Holding — Schofield, J.
- The U.S. District Court held that it lacked subject matter jurisdiction to review the Bankruptcy Court's earlier merits rulings, affirming the Closure Order and denying the Appellee’s motion for sanctions.
Rule
- A party must file a notice of appeal within the required timeframe to preserve the right to challenge a bankruptcy court's order or ruling.
Reasoning
- The U.S. District Court reasoned that the Appellant had not filed a timely appeal of the critical Bankruptcy Court decisions, including the Summary Judgment Order and the Reconsideration Opinion, which had already determined the fate of their security interest.
- Since the Closure Order did not itself contain any merits discussion and merely concluded administrative matters, it was not reviewable in the context of the appeal.
- Furthermore, the court stated that the Supplemental Order, which Appellant sought to appeal, became final after the Nevada District Court denied a related Rule 60(b) motion, yet Appellant failed to act within the fourteen-day timeframe required for appeals.
- The court concluded that the procedural history demonstrated that the Appellant could not circumvent the appeal deadlines by attempting to appeal the Closure Order.
- Thus, the court affirmed the Bankruptcy Court's decision and denied sanctions against the Appellant, finding their arguments lacking merit but not egregious enough to warrant punitive measures.
Deep Dive: How the Court Reached Its Decision
Jurisdictional Limitations
The U.S. District Court reasoned that it lacked subject matter jurisdiction to review the Bankruptcy Court's earlier merits rulings. The appeal primarily focused on the Closure Order, which denied the Appellant's motion for entry of a final judgment and closed the case. However, the court noted that the Closure Order did not itself provide any merits discussion or address the Appellant's security interest in the Subject Property. Since the Appellant had failed to file timely appeals of critical Bankruptcy Court decisions, including the Summary Judgment Order and the Reconsideration Opinion, the court concluded that it could not review those earlier rulings. The court emphasized that allowing the Appellant to appeal the Closure Order would essentially circumvent the established appeal deadlines, undermining the procedural integrity of the bankruptcy process. Thus, the court determined that the appeal lacked a proper jurisdictional basis.

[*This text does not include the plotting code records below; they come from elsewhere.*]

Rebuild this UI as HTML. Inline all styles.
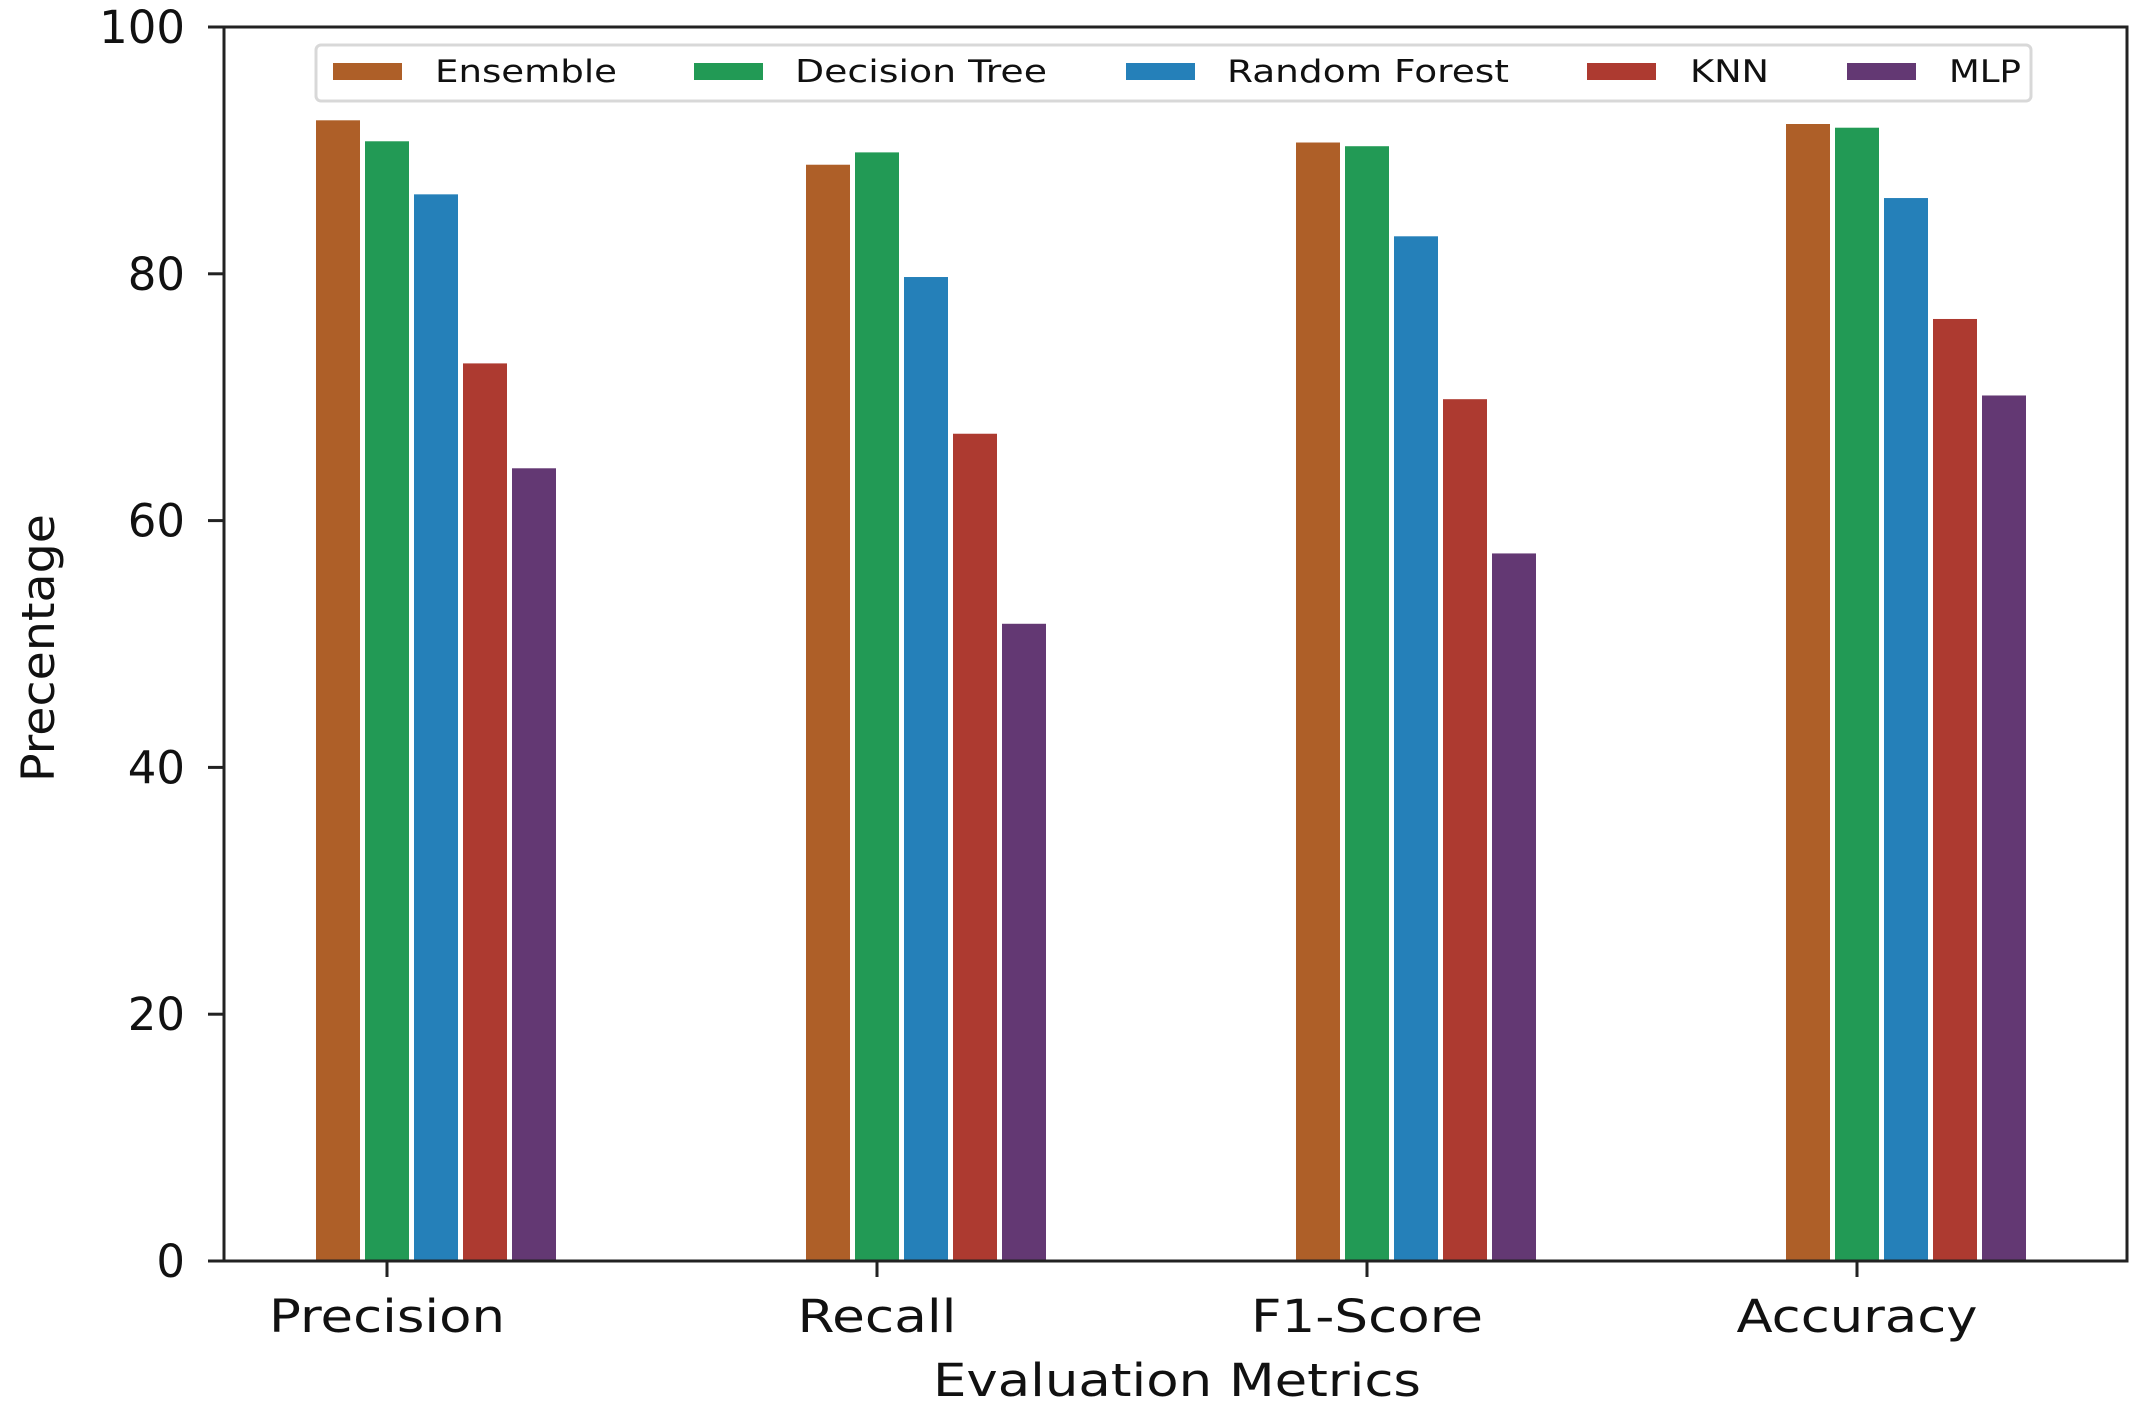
<!DOCTYPE html>
<html><head><meta charset="utf-8"><style>
html,body{margin:0;padding:0;background:#fff;}
svg{display:block;font-family:"DejaVu Sans","Liberation Sans",sans-serif;}
</style></head><body>
<svg id="chart" width="2140" height="1413" viewBox="0 0 2140 1413" xmlns="http://www.w3.org/2000/svg">
<g id="bars"></g>
<g id="axes"></g>
<g id="legend"></g>
</svg>
<script>
const categories = ["Precision","Recall","F1-Score","Accuracy"];
const seriesNames = ["Ensemble","Decision Tree","Random Forest","KNN","MLP"];
const ensemble = [92.5, 88.9, 90.7, 92.2];
const decisionTree = [90.8, 89.9, 90.4, 91.9];
const randomForest = [86.5, 79.8, 83.1, 86.2];
const knn = [72.8, 67.1, 69.9, 76.4];
const mlp = [64.3, 51.7, 57.4, 70.2];
const yTicks = [0, 20, 40, 60, 80, 100];

const series = [ensemble, decisionTree, randomForest, knn, mlp];
const colors = ["#ae5f28","#229a55","#2580b9","#ad3a30","#633873"];
const NS = "http://www.w3.org/2000/svg";
const L = 224, R = 2127, T = 27, B = 1261;
const yMin = 0, yMax = 100;
function y(v){ return B - (v - yMin) / (yMax - yMin) * (B - T); }
const x0 = 387, xStep = 490;
function x(i){ return x0 + i * xStep; }
const barStep = 49, barW = 45.5;
function mk(tag, attrs, parent){ const e = document.createElementNS(NS, tag); for (const k in attrs) e.setAttribute(k, attrs[k]); parent.appendChild(e); return e; }

const gb = document.getElementById('bars');
series.forEach((vals, s) => {
  vals.forEach((v, i) => {
    const cx = x(i) + (s - 1) * barStep;
    const r = mk('rect', {x: cx - barW/2, y: y(v), width: barW, height: y(0) - y(v), fill: colors[s], stroke: "#fff", "stroke-width": 1.5}, gb);
    
    
  });
});

const ga = document.getElementById('axes');
const frame = mk('rect', {x: L, y: T, width: R - L, height: B - T, fill: "none", stroke: "#222", "stroke-width": 3}, ga);


yTicks.forEach(t => {
  mk('line', {x1: L - 16, x2: L, y1: y(t), y2: y(t), stroke: "#222", "stroke-width": 3}, ga);
  const tx = mk('text', {x: 185, y: y(t) + 16, "text-anchor": "end", "font-size": 45, fill: "#111"}, ga);
  tx.textContent = t;
  
  
});
const labelW = [236, 159, 232, 241];
categories.forEach((c, i) => {
  mk('line', {x1: x(i), x2: x(i), y1: B, y2: B + 16, stroke: "#222", "stroke-width": 3}, ga);
  const tx = mk('text', {x: x(i), y: 1332, "text-anchor": "middle", "font-size": 45, fill: "#111", textLength: labelW[i], lengthAdjust: "spacingAndGlyphs"}, ga);
  tx.textContent = c;
  
  
});
const xl = mk('text', {x: 1177, y: 1396, "text-anchor": "middle", "font-size": 45, fill: "#111", textLength: 488, lengthAdjust: "spacingAndGlyphs"}, ga);
xl.textContent = "Evaluation Metrics";


const yl = mk('text', {x: 0, y: 0, "text-anchor": "middle", "font-size": 45, fill: "#111", textLength: 268, lengthAdjust: "spacingAndGlyphs", transform: "translate(54,648) rotate(-90)"}, ga);
yl.textContent = "Precentage";



const gl = document.getElementById('legend');
const lb = mk('rect', {x: 316, y: 45, width: 1715, height: 56, rx: 5, fill: "#fff", stroke: "#d8d8d8", "stroke-width": 3}, gl);


const patchX = [333, 694, 1126, 1587, 1847];
const textX = [435, 795, 1227, 1690, 1949];
const textW = [182, 252, 282, 79, 72];
seriesNames.forEach((n, s) => {
  const p = mk('rect', {x: patchX[s], y: 63, width: 69, height: 17, fill: colors[s]}, gl);
  
  
  const t = mk('text', {x: textX[s], y: 82, "font-size": 31, fill: "#111", textLength: textW[s], lengthAdjust: "spacingAndGlyphs"}, gl);
  t.textContent = n;
  
  
});
</script>
</body></html>
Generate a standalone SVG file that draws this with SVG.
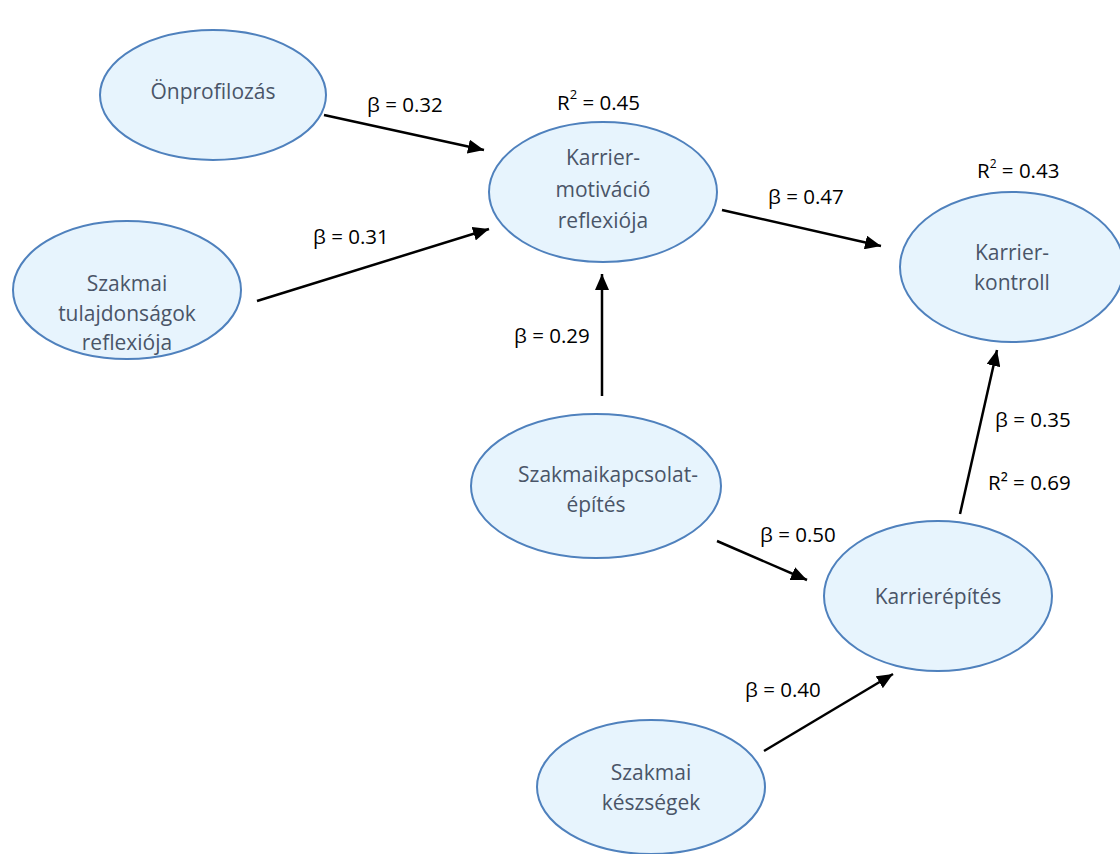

Finality of the Supplemental Order
The court further explained that the Supplemental Order became final when the Nevada District Court denied the Appellant's Rule 60(b) motion. The Supplemental Order had conditionally remitted the issue of the Deed of Trust's extinguishment to the Nevada District Court, indicating that it would remain in effect if the Rule 60(b) relief was denied. The Appellant's argument hinged on the belief that they could not appeal the Supplemental Order because it was not final while the Rule 60(b) motion was pending. However, the court clarified that the condition set forth in the Supplemental Order was satisfied when the Nevada District Court issued its denial, thus finalizing the Bankruptcy Court’s prior rulings. The Appellant's failure to appeal within the required fourteen-day timeframe after the Nevada District Court's decision further solidified the court's conclusion that the Supplemental Order was indeed final.
Procedural History and Appeals
The court highlighted the procedural history leading to the appeal, noting that the Appellant had made various motions after the Bankruptcy Court's rulings. Following the Nevada District Court's denial of the Rule 60(b) motion, the Appellant sought an extension of time to appeal the Supplemental Order, which was denied by the Bankruptcy Court. The court indicated that the Appellant's efforts to revive their right to appeal the Supplemental Order were indicative of their understanding that it had become a final, appealable order. The court pointed out that if the Supplemental Order was not appealable, then the Appellant's subsequent motions would be illogical. This sequence of events illustrated the Appellant's failure to adhere to the procedural rules governing appeals in bankruptcy cases, ultimately leading to the affirmation of the Closure Order.
Denial of Sanctions
In addressing the Appellee’s motion for sanctions, the court found that while the Appellant's arguments were lacking in merit, they did not rise to the level of egregiousness required for sanctions. The court noted that the Appellant had attempted to support its position with references to the record and relevant case law, indicating that the appeal was not entirely frivolous. Although the arguments presented by the Appellant were deemed nearly meritless, the court concluded that they were not so devoid of foundation as to warrant punitive measures. The court's decision not to impose sanctions reflected an understanding that the Appellant had not acted in bad faith, thereby denying the Appellee’s request for sanctions under Bankruptcy Rule 8020.
Conclusion of the Case
Ultimately, the U.S. District Court affirmed the Bankruptcy Court's Closure Order, concluding that the Appellant's procedural missteps barred their appeal of the merits rulings. The court reiterated that the Appellant had ample opportunity to appeal the earlier decisions but failed to do so within the established time limits. The affirmation of the Closure Order underscored the importance of adhering to procedural rules in bankruptcy proceedings, emphasizing that parties must act promptly to preserve their appellate rights. The court directed the Clerk of Court to close the case, marking the end of the litigation concerning the Subject Property. By doing so, the court reinforced the finality of bankruptcy court orders and the necessity of timely appeals in safeguarding the integrity of the judicial process.